▶ **Exercise brief**
From the listing below, pull each line that includes "with".

▶ **Data provided**
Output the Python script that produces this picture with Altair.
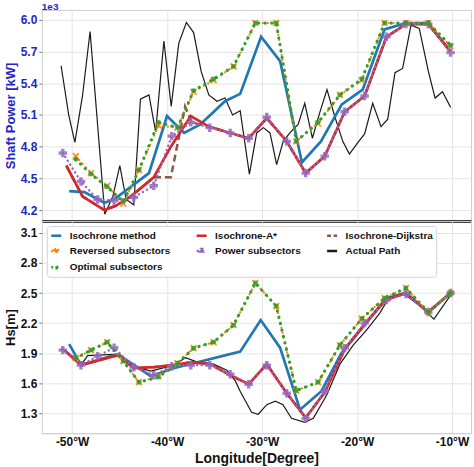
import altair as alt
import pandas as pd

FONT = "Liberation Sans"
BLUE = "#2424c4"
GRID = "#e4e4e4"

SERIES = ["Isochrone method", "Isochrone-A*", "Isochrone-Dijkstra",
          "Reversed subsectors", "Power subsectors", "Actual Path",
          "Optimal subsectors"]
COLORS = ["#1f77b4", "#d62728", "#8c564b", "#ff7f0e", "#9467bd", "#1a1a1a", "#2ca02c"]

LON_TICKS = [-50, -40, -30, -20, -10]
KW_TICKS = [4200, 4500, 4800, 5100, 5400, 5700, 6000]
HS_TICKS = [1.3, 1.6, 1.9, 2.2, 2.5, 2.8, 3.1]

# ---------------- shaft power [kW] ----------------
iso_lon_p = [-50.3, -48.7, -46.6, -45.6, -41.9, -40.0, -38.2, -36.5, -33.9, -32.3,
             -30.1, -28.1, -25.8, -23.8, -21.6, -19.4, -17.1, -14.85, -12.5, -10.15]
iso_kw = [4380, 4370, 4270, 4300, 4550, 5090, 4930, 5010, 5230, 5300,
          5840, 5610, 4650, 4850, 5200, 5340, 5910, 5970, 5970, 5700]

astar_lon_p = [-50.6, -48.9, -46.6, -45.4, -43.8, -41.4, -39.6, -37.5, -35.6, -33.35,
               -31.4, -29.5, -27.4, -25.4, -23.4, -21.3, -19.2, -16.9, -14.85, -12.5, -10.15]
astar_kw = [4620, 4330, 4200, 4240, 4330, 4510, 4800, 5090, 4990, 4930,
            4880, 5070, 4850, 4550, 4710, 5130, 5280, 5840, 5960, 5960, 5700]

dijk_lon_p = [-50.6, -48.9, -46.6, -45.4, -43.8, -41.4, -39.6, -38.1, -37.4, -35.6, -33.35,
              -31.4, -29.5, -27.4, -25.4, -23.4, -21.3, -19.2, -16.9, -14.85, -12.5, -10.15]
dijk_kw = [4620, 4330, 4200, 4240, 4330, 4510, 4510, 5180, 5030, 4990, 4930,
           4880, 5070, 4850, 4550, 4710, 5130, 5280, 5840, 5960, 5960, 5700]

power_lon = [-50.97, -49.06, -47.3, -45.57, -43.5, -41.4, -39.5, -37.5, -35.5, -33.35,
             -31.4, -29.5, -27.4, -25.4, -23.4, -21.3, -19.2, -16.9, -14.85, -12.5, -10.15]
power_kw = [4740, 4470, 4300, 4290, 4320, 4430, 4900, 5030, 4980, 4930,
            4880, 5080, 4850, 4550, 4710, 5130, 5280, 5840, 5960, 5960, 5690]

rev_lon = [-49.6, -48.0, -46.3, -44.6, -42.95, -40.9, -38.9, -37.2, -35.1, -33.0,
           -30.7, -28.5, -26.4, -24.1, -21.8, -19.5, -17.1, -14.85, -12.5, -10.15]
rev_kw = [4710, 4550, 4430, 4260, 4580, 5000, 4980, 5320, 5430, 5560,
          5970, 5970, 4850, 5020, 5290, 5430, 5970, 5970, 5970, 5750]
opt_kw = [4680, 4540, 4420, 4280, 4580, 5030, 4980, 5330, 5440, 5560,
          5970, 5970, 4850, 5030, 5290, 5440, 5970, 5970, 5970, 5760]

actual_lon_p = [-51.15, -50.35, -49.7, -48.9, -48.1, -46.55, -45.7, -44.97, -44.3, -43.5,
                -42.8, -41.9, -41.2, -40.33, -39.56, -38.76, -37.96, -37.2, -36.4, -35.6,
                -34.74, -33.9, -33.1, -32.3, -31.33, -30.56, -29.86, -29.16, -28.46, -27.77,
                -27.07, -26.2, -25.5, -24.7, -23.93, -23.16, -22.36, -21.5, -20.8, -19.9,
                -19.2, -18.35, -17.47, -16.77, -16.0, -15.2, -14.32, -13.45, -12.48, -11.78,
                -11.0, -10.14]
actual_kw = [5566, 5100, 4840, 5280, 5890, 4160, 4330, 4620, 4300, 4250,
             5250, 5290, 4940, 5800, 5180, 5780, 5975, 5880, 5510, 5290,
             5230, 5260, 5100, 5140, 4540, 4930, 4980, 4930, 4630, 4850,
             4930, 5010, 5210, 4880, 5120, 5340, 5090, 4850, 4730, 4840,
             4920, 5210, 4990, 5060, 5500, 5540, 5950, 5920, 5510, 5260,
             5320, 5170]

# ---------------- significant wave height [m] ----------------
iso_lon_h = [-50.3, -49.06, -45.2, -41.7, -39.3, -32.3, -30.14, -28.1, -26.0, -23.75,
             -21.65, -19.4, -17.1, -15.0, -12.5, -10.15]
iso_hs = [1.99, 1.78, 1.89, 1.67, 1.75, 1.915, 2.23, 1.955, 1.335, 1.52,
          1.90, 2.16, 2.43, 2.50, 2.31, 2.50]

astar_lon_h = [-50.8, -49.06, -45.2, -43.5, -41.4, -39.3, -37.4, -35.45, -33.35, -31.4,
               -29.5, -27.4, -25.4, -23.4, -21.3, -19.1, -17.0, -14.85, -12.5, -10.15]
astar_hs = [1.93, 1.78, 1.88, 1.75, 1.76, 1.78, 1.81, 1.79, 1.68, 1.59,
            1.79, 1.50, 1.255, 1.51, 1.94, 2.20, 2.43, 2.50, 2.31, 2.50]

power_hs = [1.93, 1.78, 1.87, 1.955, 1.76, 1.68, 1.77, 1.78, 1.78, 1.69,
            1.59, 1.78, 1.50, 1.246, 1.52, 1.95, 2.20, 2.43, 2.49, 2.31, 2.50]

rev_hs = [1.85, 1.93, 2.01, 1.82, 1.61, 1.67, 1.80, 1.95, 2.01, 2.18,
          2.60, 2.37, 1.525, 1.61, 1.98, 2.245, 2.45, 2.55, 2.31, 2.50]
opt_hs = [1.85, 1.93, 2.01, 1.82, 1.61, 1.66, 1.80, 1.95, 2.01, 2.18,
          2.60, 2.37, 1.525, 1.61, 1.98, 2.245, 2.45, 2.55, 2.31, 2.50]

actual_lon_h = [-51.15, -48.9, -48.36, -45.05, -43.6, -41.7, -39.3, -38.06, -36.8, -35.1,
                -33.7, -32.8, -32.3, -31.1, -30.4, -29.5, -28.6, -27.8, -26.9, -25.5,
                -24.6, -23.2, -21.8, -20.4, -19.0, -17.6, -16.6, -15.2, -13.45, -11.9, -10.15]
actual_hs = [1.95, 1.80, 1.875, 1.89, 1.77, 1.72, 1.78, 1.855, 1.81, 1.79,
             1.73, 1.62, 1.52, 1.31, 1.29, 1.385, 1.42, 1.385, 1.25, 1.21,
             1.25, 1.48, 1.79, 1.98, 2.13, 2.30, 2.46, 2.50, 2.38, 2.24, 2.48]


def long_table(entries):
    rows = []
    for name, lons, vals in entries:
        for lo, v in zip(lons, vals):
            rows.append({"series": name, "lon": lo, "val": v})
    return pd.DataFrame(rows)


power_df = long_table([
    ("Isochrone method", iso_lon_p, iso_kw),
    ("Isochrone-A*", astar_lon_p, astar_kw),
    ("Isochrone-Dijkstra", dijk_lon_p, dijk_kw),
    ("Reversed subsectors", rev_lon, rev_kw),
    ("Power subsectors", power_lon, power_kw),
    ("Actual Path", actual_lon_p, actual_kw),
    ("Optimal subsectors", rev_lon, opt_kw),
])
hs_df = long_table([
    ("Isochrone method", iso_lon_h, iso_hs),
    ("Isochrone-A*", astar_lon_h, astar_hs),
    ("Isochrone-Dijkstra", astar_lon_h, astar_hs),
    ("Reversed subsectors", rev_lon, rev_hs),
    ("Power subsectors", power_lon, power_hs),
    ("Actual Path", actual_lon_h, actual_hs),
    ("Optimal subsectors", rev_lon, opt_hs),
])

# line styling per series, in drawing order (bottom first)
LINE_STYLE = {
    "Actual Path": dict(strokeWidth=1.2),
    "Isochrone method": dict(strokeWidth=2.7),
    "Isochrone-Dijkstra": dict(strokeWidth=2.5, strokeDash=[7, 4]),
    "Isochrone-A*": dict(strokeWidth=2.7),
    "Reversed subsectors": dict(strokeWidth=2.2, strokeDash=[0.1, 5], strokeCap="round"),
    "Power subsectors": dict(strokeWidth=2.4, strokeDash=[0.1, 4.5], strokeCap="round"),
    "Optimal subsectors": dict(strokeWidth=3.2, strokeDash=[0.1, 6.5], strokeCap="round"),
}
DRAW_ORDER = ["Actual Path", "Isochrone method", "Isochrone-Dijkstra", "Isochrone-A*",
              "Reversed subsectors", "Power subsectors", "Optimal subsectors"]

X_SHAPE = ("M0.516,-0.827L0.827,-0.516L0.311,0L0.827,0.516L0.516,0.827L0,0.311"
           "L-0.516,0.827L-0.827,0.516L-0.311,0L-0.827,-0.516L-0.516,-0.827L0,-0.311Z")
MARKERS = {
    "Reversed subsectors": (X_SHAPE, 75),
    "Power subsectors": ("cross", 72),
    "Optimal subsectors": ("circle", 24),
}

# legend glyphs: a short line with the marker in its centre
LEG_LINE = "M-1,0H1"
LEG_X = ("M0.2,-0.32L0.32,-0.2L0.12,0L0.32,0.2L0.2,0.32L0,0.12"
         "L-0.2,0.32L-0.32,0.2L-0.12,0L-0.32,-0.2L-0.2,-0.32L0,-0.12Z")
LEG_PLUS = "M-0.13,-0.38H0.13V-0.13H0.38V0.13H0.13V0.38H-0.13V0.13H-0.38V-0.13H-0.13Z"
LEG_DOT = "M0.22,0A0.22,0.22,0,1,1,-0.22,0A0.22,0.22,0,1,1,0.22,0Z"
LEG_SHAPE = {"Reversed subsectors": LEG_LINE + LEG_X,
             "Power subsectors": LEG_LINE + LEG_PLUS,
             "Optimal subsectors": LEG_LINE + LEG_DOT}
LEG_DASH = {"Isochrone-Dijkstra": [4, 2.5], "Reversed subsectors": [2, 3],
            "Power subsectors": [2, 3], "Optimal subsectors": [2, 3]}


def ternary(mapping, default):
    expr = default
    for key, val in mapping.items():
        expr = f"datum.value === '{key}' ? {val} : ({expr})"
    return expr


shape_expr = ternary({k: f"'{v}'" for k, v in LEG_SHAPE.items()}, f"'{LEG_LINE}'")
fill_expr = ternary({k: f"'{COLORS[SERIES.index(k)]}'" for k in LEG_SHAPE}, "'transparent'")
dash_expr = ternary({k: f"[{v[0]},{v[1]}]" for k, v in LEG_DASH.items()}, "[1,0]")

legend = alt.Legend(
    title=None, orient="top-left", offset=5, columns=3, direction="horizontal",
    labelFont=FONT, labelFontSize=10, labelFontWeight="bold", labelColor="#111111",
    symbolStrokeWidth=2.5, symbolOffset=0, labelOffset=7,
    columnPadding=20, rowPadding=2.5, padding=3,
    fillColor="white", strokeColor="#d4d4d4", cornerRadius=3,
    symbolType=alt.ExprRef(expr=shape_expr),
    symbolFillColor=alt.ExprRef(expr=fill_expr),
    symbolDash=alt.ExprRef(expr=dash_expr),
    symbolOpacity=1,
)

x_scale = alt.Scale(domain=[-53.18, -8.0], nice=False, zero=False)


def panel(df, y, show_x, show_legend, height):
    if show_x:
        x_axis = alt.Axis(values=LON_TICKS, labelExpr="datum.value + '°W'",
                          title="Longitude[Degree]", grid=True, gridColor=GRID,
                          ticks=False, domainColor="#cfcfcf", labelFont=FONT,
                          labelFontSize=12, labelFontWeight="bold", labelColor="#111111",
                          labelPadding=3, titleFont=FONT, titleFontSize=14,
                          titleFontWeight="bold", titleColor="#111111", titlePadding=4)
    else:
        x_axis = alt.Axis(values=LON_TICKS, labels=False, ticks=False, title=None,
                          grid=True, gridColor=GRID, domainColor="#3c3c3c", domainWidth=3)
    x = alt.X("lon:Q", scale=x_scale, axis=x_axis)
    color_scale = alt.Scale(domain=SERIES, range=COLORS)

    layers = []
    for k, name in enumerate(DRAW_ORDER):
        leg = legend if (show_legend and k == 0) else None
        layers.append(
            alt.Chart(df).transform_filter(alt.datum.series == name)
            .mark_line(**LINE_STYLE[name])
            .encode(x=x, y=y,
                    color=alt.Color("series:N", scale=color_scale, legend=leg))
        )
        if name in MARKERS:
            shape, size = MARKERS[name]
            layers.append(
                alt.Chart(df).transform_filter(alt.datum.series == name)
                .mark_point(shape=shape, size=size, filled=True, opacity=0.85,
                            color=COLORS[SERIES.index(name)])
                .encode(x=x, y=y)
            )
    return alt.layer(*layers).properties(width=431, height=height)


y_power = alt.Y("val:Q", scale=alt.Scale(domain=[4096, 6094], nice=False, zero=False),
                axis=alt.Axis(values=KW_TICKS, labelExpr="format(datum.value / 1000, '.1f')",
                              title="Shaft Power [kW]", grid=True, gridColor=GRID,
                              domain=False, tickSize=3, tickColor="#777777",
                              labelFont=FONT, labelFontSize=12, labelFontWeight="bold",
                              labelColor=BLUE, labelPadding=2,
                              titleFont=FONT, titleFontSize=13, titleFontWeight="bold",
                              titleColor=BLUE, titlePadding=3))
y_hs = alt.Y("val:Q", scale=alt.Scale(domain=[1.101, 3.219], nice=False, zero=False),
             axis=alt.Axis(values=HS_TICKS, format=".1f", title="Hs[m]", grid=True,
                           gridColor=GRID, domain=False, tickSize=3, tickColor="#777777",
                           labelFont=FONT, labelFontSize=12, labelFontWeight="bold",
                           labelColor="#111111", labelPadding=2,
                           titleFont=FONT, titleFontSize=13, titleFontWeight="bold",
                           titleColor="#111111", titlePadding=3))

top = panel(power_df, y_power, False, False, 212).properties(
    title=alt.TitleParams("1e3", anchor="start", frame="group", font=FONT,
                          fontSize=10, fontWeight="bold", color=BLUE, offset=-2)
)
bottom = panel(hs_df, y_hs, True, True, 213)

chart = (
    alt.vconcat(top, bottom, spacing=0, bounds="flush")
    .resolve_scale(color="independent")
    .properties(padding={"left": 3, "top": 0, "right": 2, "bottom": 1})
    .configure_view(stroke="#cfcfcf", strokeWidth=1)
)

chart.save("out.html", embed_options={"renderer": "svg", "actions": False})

▶ **Written solution**
Output the Python script that produces this picture with Altair.
# legend glyphs: a short line with the marker in its centre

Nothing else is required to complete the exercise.